Answer: (a) 3e^(x^2) Explain
This is a question about checking if a math function "fits" a rule that involves its "rate of change" (which we call a derivative in math). The rule here is a differential equation, which means we need to see if a function's own value and its rate of change work together to equal zero. The solving step is:

We're given a rule: `y' - 2xy = 0`. This rule says that if you take a function `y`, find its rate of change (`y'`), then subtract `2` times `x` times the original function `y`, you should get `0`. We need to test each option to see which one works!
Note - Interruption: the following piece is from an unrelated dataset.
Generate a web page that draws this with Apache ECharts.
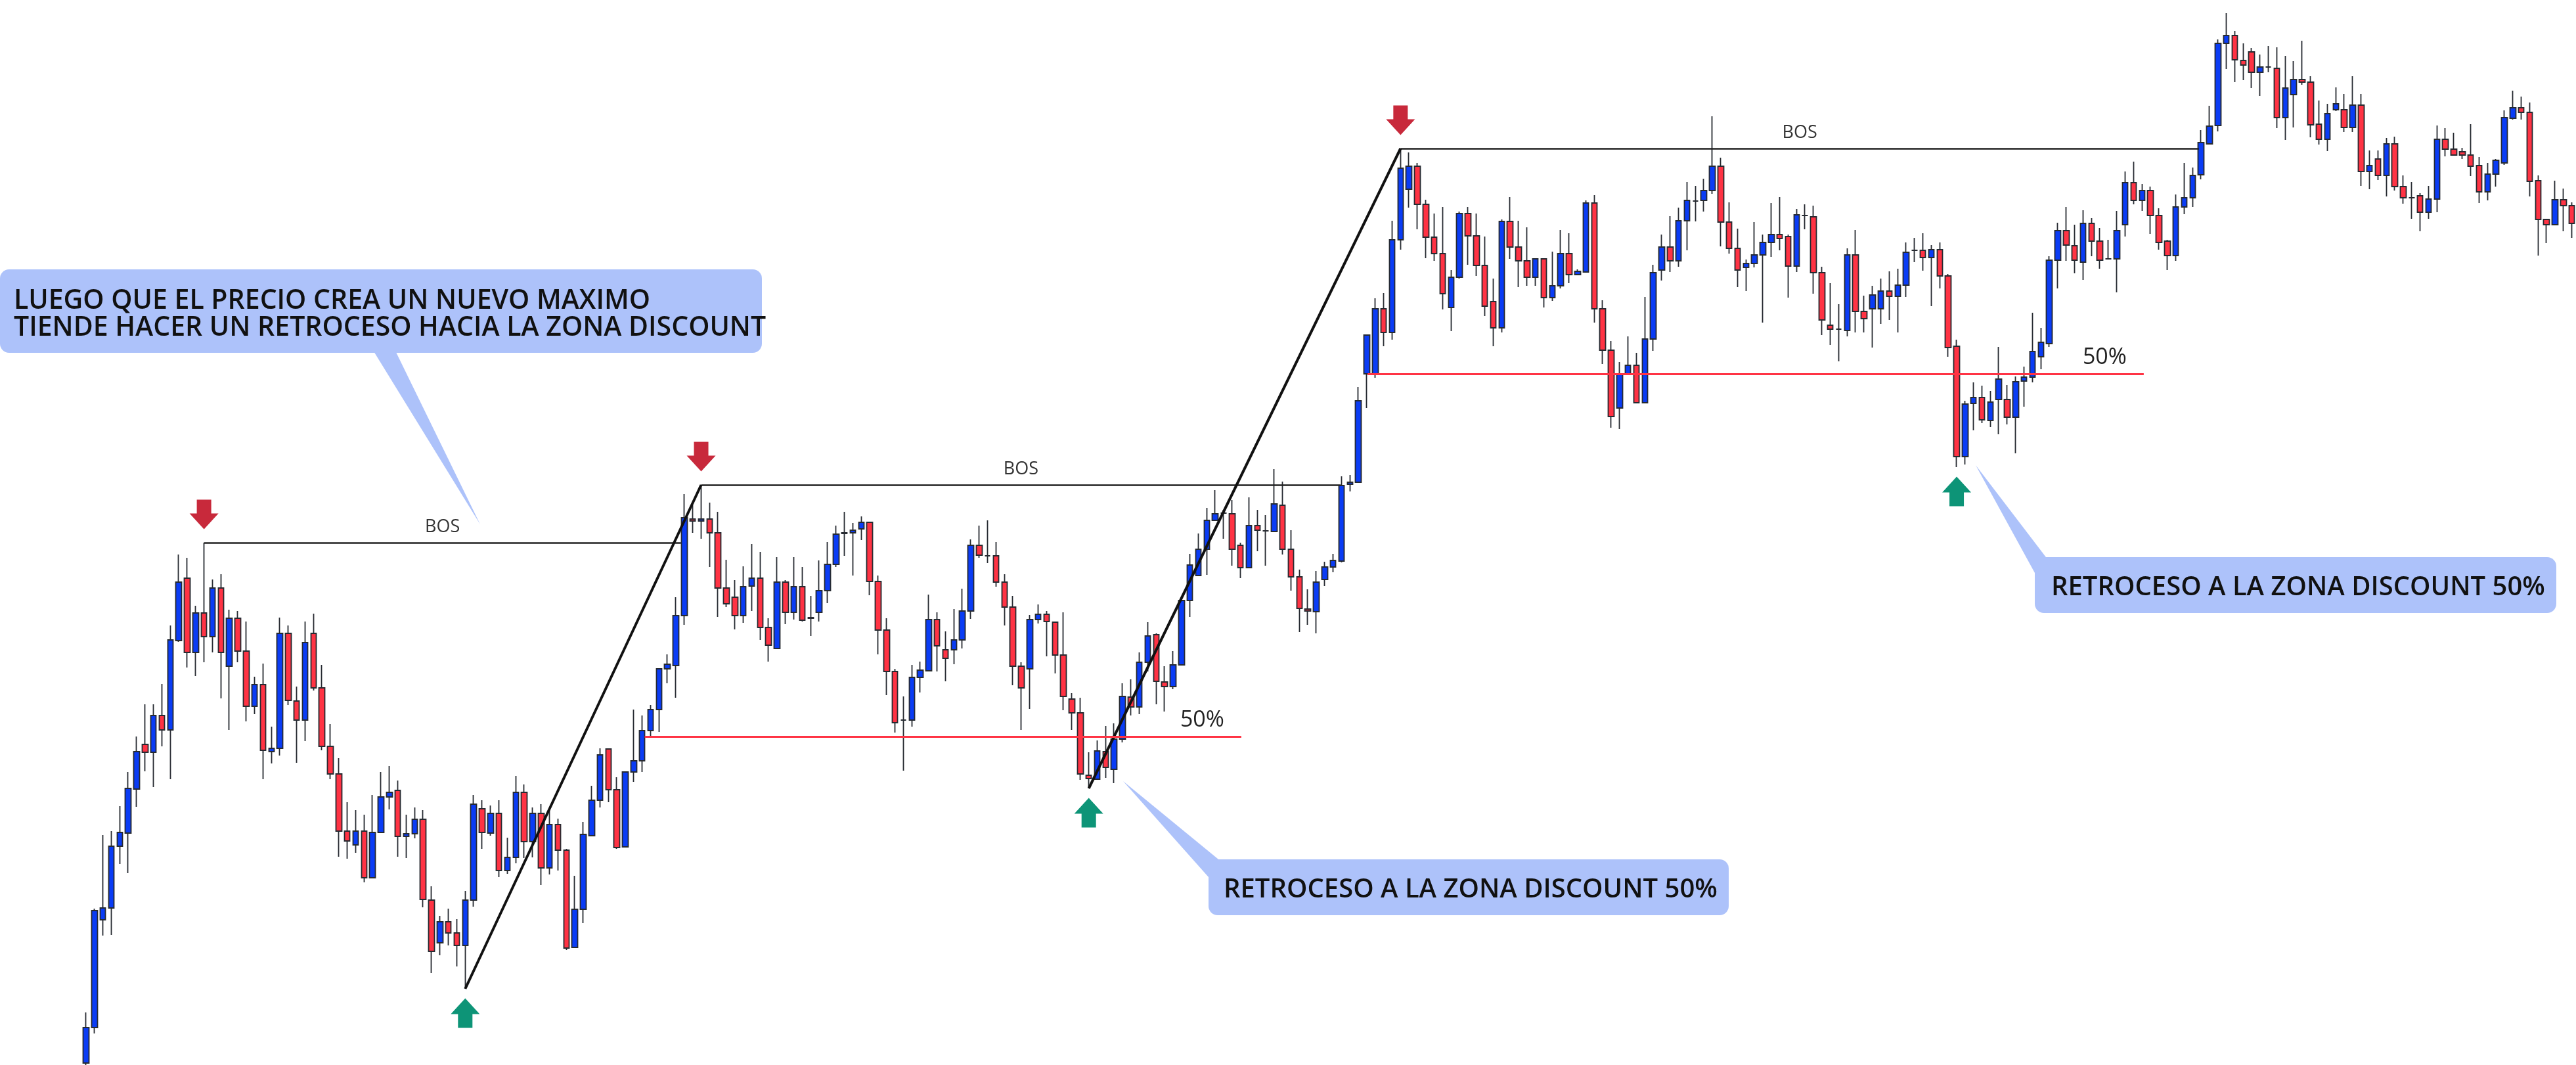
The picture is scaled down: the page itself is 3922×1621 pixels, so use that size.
<!DOCTYPE html>
<html>
<head>
<meta charset="utf-8">
<script src="https://cdn.jsdelivr.net/npm/echarts@6/dist/echarts.min.js"></script>
<style>
  html, body { margin: 0; padding: 0; background: #fff; }
  #main { width: 3922px; height: 1621px; }
</style>
</head>
<body>
<div id="main"></div>
<script>
// price series, one value per candle (arbitrary price units)
const opens = [
  3, 57, 221, 239, 333, 353, 420, 488, 476, 532,
  510, 646, 741, 628, 688, 652, 726, 607, 680, 630,
  546, 579, 477, 482, 657, 554, 525, 657, 574, 485,
  443, 356, 335, 356, 285, 354, 408, 418, 348, 352,
  374, 251, 186, 218, 201, 182, 251, 390, 353, 383,
  296, 316, 415, 340, 383, 300, 366, 327, 179, 237,
  349, 403, 481, 419, 332, 446, 463, 509, 541, 603,
  608, 684, 831, 828, 831, 810, 726, 712, 684, 729,
  741, 666, 634, 735, 689, 728, 681, 689, 722, 762,
  809, 810, 816, 826, 736, 662, 599, 525, 525, 590,
  600, 678, 632, 632, 647, 691, 791, 775, 775, 735,
  697, 607, 603, 678, 686, 674, 624, 557, 536, 441,
  435, 477, 450, 496, 560, 545, 613, 655, 583, 576,
  609, 707, 745, 785, 829, 840, 839, 791, 757, 821,
  813, 812, 852, 785, 743, 694, 690, 739, 758, 767,
  884, 887, 1052, 1052, 1151, 1115, 1256, 1333, 1368, 1310,
  1260, 1235, 1153, 1199, 1296, 1262, 1217, 1162, 1122, 1284,
  1245, 1224, 1199, 1227, 1168, 1186, 1235, 1203, 1207, 1312,
  1151, 1088, 1000, 1051, 1065, 1008, 1105, 1210, 1245, 1224,
  1285, 1315, 1316, 1331, 1368, 1283, 1243, 1214, 1220, 1233,
  1252, 1264, 1261, 1216, 1293, 1291, 1206, 1126, 1120, 1118,
  1233, 1147, 1151, 1151, 1178, 1170, 1187, 1240, 1240, 1229,
  1241, 1201, 1094, 926, 1007, 1016, 981, 1013, 1013, 986,
  1041, 1047, 1078, 1098, 1225, 1270, 1247, 1222, 1281, 1254,
  1227, 1227, 1279, 1343, 1316, 1331, 1293, 1254, 1232, 1306,
  1320, 1355, 1402, 1430, 1555, 1567, 1529, 1542, 1511, 1519,
  1517, 1442, 1477, 1500, 1496, 1432, 1409, 1454, 1454, 1427,
  1461, 1360, 1379, 1354, 1402, 1337, 1320, 1323, 1298, 1318,
  1409, 1394, 1390, 1385, 1369, 1329, 1356, 1373, 1441, 1457,
  1450, 1346, 1287, 1279, 1317, 1308
];
const closes = [
  57, 235, 239, 333, 354, 421, 477, 476, 532, 510,
  647, 735, 628, 688, 652, 726, 628, 680, 630, 546,
  579, 479, 482, 657, 555, 525, 643, 574, 485, 443,
  356, 341, 356, 285, 354, 408, 415, 348, 352, 374,
  252, 173, 218, 201, 182, 251, 397, 354, 383, 296,
  316, 415, 340, 383, 300, 366, 327, 178, 237, 351,
  403, 472, 419, 331, 446, 463, 509, 541, 603, 610,
  684, 833, 828, 831, 810, 726, 702, 684, 728, 741,
  666, 639, 735, 689, 728, 677, 680, 722, 762, 808,
  810, 814, 826, 736, 662, 599, 521, 525, 590, 601,
  678, 638, 619, 647, 691, 791, 776, 775, 735, 697,
  607, 574, 678, 686, 675, 624, 561, 536, 443, 436,
  478, 453, 496, 561, 545, 613, 653, 584, 576, 609,
  707, 761, 785, 829, 839, 840, 785, 757, 821, 814,
  813, 854, 785, 743, 695, 691, 735, 758, 768, 882,
  887, 1011, 1111, 1151, 1115, 1256, 1365, 1368, 1310, 1260,
  1235, 1174, 1199, 1296, 1262, 1217, 1155, 1122, 1284, 1245,
  1224, 1199, 1227, 1168, 1186, 1235, 1203, 1208, 1312, 1151,
  1088, 987, 1051, 1065, 1008, 1105, 1206, 1245, 1224, 1285,
  1316, 1315, 1331, 1368, 1283, 1243, 1210, 1220, 1233, 1252,
  1264, 1258, 1216, 1294, 1293, 1206, 1134, 1120, 1120, 1233,
  1147, 1136, 1172, 1178, 1170, 1187, 1237, 1240, 1229, 1241,
  1201, 1092, 926, 1006, 1016, 982, 1009, 1044, 986, 1040,
  1047, 1086, 1100, 1225, 1270, 1248, 1225, 1281, 1254, 1225,
  1227, 1270, 1343, 1316, 1331, 1293, 1252, 1232, 1306, 1320,
  1354, 1404, 1429, 1555, 1567, 1530, 1522, 1511, 1519, 1519,
  1442, 1487, 1500, 1496, 1431, 1409, 1448, 1463, 1427, 1461,
  1360, 1369, 1354, 1402, 1337, 1320, 1320, 1298, 1318, 1409,
  1394, 1385, 1385, 1368, 1329, 1356, 1377, 1442, 1457, 1450,
  1345, 1287, 1279, 1317, 1308, 1281
];
const lows = [
  0, 48, 197, 198, 306, 292, 393, 447, 423, 485,
  435, 644, 605, 592, 613, 628, 558, 510, 613, 523,
  534, 435, 459, 471, 548, 460, 493, 570, 479, 435,
  317, 314, 323, 278, 285, 354, 389, 317, 315, 345,
  240, 140, 167, 182, 150, 116, 241, 329, 349, 286,
  291, 307, 315, 316, 274, 290, 296, 175, 179, 216,
  349, 392, 400, 329, 332, 431, 446, 499, 507, 581,
  559, 670, 810, 801, 758, 682, 697, 663, 673, 691,
  647, 614, 634, 671, 678, 675, 653, 675, 703, 758,
  775, 745, 799, 715, 625, 563, 506, 448, 515, 567,
  600, 599, 584, 610, 634, 679, 772, 764, 728, 669,
  578, 510, 542, 672, 622, 596, 540, 510, 434, 421,
  435, 437, 429, 491, 532, 534, 599, 549, 538, 572,
  609, 682, 745, 746, 829, 801, 760, 741, 756, 782,
  760, 812, 777, 722, 659, 670, 657, 729, 750, 765,
  873, 886, 1000, 1046, 1094, 1104, 1241, 1305, 1272, 1228,
  1224, 1150, 1117, 1197, 1218, 1201, 1140, 1094, 1115, 1227,
  1184, 1186, 1186, 1153, 1163, 1182, 1190, 1203, 1207, 1130,
  1067, 970, 968, 1051, 1008, 1008, 1087, 1194, 1207, 1215,
  1240, 1284, 1299, 1326, 1246, 1235, 1184, 1178, 1214, 1130,
  1230, 1240, 1168, 1207, 1272, 1174, 1111, 1096, 1071, 1109,
  1115, 1115, 1092, 1128, 1134, 1115, 1169, 1222, 1209, 1155,
  1182, 1078, 910, 914, 966, 977, 971, 960, 975, 931,
  1002, 1039, 1059, 1093, 1182, 1224, 1205, 1195, 1231, 1212,
  1227, 1176, 1261, 1310, 1300, 1265, 1241, 1210, 1224, 1295,
  1306, 1348, 1401, 1421, 1516, 1496, 1499, 1487, 1475, 1511,
  1426, 1408, 1427, 1492, 1412, 1401, 1391, 1452, 1420, 1420,
  1338, 1333, 1347, 1322, 1331, 1311, 1288, 1269, 1288, 1298,
  1383, 1385, 1379, 1353, 1312, 1316, 1337, 1370, 1439, 1439,
  1322, 1232, 1251, 1279, 1269, 1259
];
const highs = [
  80, 238, 350, 356, 394, 446, 500, 549, 549, 580,
  669, 777, 772, 699, 795, 739, 747, 693, 691, 675,
  591, 611, 515, 681, 669, 576, 675, 687, 609, 519,
  467, 400, 388, 381, 411, 446, 455, 433, 381, 392,
  388, 272, 227, 238, 222, 265, 411, 403, 395, 403,
  346, 440, 427, 392, 397, 389, 375, 329, 288, 370,
  425, 482, 482, 438, 446, 541, 532, 548, 603, 625,
  712, 869, 852, 883, 856, 842, 769, 738, 759, 793,
  781, 680, 773, 738, 773, 758, 714, 768, 796, 821,
  842, 825, 835, 826, 745, 680, 603, 561, 609, 614,
  716, 689, 660, 694, 725, 800, 821, 829, 796, 747,
  714, 613, 685, 701, 691, 675, 689, 566, 559, 476,
  494, 516, 520, 581, 587, 628, 674, 657, 607, 630,
  707, 778, 809, 848, 875, 845, 860, 795, 864, 845,
  837, 907, 888, 814, 754, 724, 752, 766, 778, 896,
  898, 1032, 1111, 1167, 1175, 1285, 1395, 1389, 1373, 1317,
  1296, 1306, 1210, 1299, 1306, 1296, 1261, 1197, 1287, 1321,
  1285, 1275, 1227, 1227, 1238, 1271, 1266, 1211, 1316, 1324,
  1164, 1102, 1070, 1109, 1084, 1169, 1218, 1264, 1292, 1305,
  1344, 1338, 1349, 1444, 1381, 1313, 1273, 1226, 1283, 1264,
  1312, 1321, 1264, 1303, 1310, 1308, 1215, 1190, 1158, 1243,
  1271, 1171, 1186, 1197, 1208, 1212, 1252, 1259, 1266, 1248,
  1252, 1204, 1104, 1011, 1039, 1034, 1026, 1093, 1035, 1048,
  1063, 1145, 1122, 1231, 1282, 1306, 1279, 1301, 1289, 1274,
  1256, 1300, 1360, 1375, 1341, 1337, 1304, 1256, 1325, 1373,
  1366, 1423, 1460, 1561, 1601, 1574, 1555, 1548, 1538, 1551,
  1549, 1536, 1528, 1559, 1505, 1468, 1463, 1488, 1478, 1505,
  1478, 1392, 1392, 1411, 1413, 1354, 1344, 1327, 1338, 1430,
  1426, 1419, 1396, 1432, 1382, 1373, 1379, 1453, 1483, 1474,
  1465, 1354, 1288, 1346, 1334, 1313
];

// annotations, in candle index / price units
const swingHighIdx = [14, 73, 156];     // red arrows, BOS starts
const swingLowIdx = [45, 119, 222];     // green arrows
const bosEndIdx = [70.6, 148.9, 250.75];
const impulseLegs = [[45, 73], [119, 156]];
const halfLevels = [499.5, 1051.5];
const halfSpans = [[66.3, 137.1], [152.1, 244.2]];

const callouts = [
  { lines: ['LUEGO QUE EL PRECIO CREA UN NUEVO MAXIMO', 'TIENDE HACER UN RETROCESO HACIA LA ZONA DISCOUNT'] },
  { lines: ['RETROCESO A LA ZONA DISCOUNT 50%'] },
  { lines: ['RETROCESO A LA ZONA DISCOUNT 50%'] }
];

const BLUE = '#0a3cf5';
const RED = '#ff3344';
const EDGE = '#262a31';
const BOX = 'rgb(173,194,250)';
const FONT = '"Open Sans", "Noto Sans", sans-serif';
const BIG_FONT = '600 41px ' + FONT;
const CALLOUT_FONT = '600 40px ' + FONT;

const cats = opens.map((_, i) => String(i));
const ohlc = opens.map((o, i) => [o, closes[i], lows[i], highs[i]]);

const downArrow = 'path://M11,0 H33 V21 H44 L22,45 L0,21 H11 Z';
const upArrow = 'path://M22,0 L44,24 H33 V45 H11 V24 H0 Z';

const marks = [];
swingHighIdx.forEach((idx, k) => {
  marks.push([
    { coord: [idx, highs[idx]], lineStyle: { color: '#222', width: 2.5, type: 'solid' },
      label: { show: true, formatter: 'BOS', position: 'insideMiddleTop', distance: 10,
               fontSize: 27, color: '#333', fontFamily: FONT } },
    { coord: [bosEndIdx[k], highs[idx]] }
  ]);
});
impulseLegs.forEach(([a, b]) => {
  marks.push([
    { coord: [a, lows[a]], lineStyle: { color: '#111', width: 4, type: 'solid' } },
    { coord: [b, highs[b]] }
  ]);
});
halfLevels.forEach((lv, k) => {
  marks.push([
    { coord: [halfSpans[k][0], lv], lineStyle: { color: RED, width: 3, type: 'solid' },
      label: { show: true, formatter: '50%', position: 'insideEndTop', distance: 8,
               padding: [0, 18, 0, 0], fontSize: 34, color: '#222', fontFamily: FONT } },
    { coord: [halfSpans[k][1], lv] }
  ]);
});

const chart = echarts.init(document.getElementById('main'), null, { renderer: 'canvas' });

const option = {
  animation: false,
  backgroundColor: '#ffffff',
  grid: { left: 124.6, width: 3800.6, top: 0, height: 1621 },
  xAxis: [
    { type: 'category', data: cats, show: false, boundaryGap: true },
    { type: 'value', min: -0.5, max: cats.length - 0.5, show: false }
  ],
  yAxis: { type: 'value', min: 0, max: 1621, show: false },
  series: [
    {
      type: 'candlestick',
      data: ohlc,
      barWidth: 9,
      itemStyle: {
        color: BLUE, color0: RED,
        borderColor: EDGE, borderColor0: EDGE, borderColorDoji: EDGE,
        borderWidth: 1.8
      },
      z: 2
    },
    {
      type: 'line',
      xAxisIndex: 1,
      data: [[0, 0]],
      showSymbol: false,
      lineStyle: { opacity: 0 },
      silent: true,
      z: 3,
      markLine: {
        silent: true,
        symbol: ['none', 'none'],
        lineStyle: { type: 'solid' },
        label: { show: false },
        data: marks
      }
    },
    {
      type: 'scatter',
      data: swingHighIdx.map(i => [i, highs[i]]),
      symbol: downArrow,
      symbolSize: [44, 45],
      symbolOffset: [0, -43],
      itemStyle: { color: '#c8293b', opacity: 1 },
      silent: true,
      z: 4
    },
    {
      type: 'scatter',
      data: swingLowIdx.map(i => [i, lows[i]]),
      symbol: upArrow,
      symbolSize: [44, 45],
      symbolOffset: [0, 37],
      itemStyle: { color: '#0d9477', opacity: 1 },
      silent: true,
      z: 4
    }
  ],
  graphic: [
    // top-left callout
    { type: 'polygon', shape: { points: [[566, 530], [600, 530], [731, 798]] }, style: { fill: BOX }, z: 10 },
    { type: 'rect', shape: { x: 0, y: 410, width: 1160, height: 127, r: 14 }, style: { fill: BOX }, z: 10 },
    { type: 'text', x: 21, y: 458, style: { text: callouts[0].lines[0], font: BIG_FONT, fill: '#111', verticalAlign: 'middle' }, z: 11 },
    { type: 'text', x: 21, y: 499, style: { text: callouts[0].lines[1], font: BIG_FONT, fill: '#111', verticalAlign: 'middle' }, z: 11 },
    // middle callout
    { type: 'polygon', shape: { points: [[1710, 1189], [1860, 1312], [1840, 1335]] }, style: { fill: BOX }, z: 10 },
    { type: 'rect', shape: { x: 1840, y: 1308, width: 792, height: 85, r: 14 }, style: { fill: BOX }, z: 10 },
    { type: 'text', x: 1863, y: 1355, style: { text: callouts[1].lines[0], font: CALLOUT_FONT, fill: '#111', verticalAlign: 'middle' }, z: 11 },
    // right callout
    { type: 'polygon', shape: { points: [[3008, 708], [3118, 852], [3098, 872]] }, style: { fill: BOX }, z: 10 },
    { type: 'rect', shape: { x: 3098, y: 848, width: 794, height: 85, r: 14 }, style: { fill: BOX }, z: 10 },
    { type: 'text', x: 3123, y: 895, style: { text: callouts[2].lines[0], font: CALLOUT_FONT, fill: '#111', verticalAlign: 'middle' }, z: 11 }
  ]
};

chart.setOption(option);
</script>
</body>
</html>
Let's try option (a): `y = 3e^(x^2)`

1. **Find `y'` (the rate of change of y):**
* To find `y'`, we use something called the chain rule. It's like finding the derivative of the "outside" part and multiplying it by the derivative of the "inside" part.
* The "outside" is `3e^(something)`, and its derivative is `3e^(something)` times the derivative of `something`.
* The "something" inside is `x^2`. The derivative of `x^2` is `2x`.
* So, `y'` for `3e^(x^2)` is `3e^(x^2) * 2x = 6x e^(x^2)`.

2. **Plug `y` and `y'` into the rule:**
* Our rule is `y' - 2xy = 0`.
* Let's substitute `y' = 6x e^(x^2)` and `y = 3e^(x^2)` into the left side of the rule:
` (6x e^(x^2)) - 2x (3e^(x^2)) `

3. **Calculate and check:**
* `6x e^(x^2) - (2x * 3) e^(x^2)`
* `6x e^(x^2) - 6x e^(x^2)`
* This equals `0`!

Since we got `0`, option (a) works and is a solution!

I also tried the other options (b), (c), and (d) by finding their `y'` and plugging them into the rule, but none of them resulted in `0`. So, option (a) is the only one that fits the rule!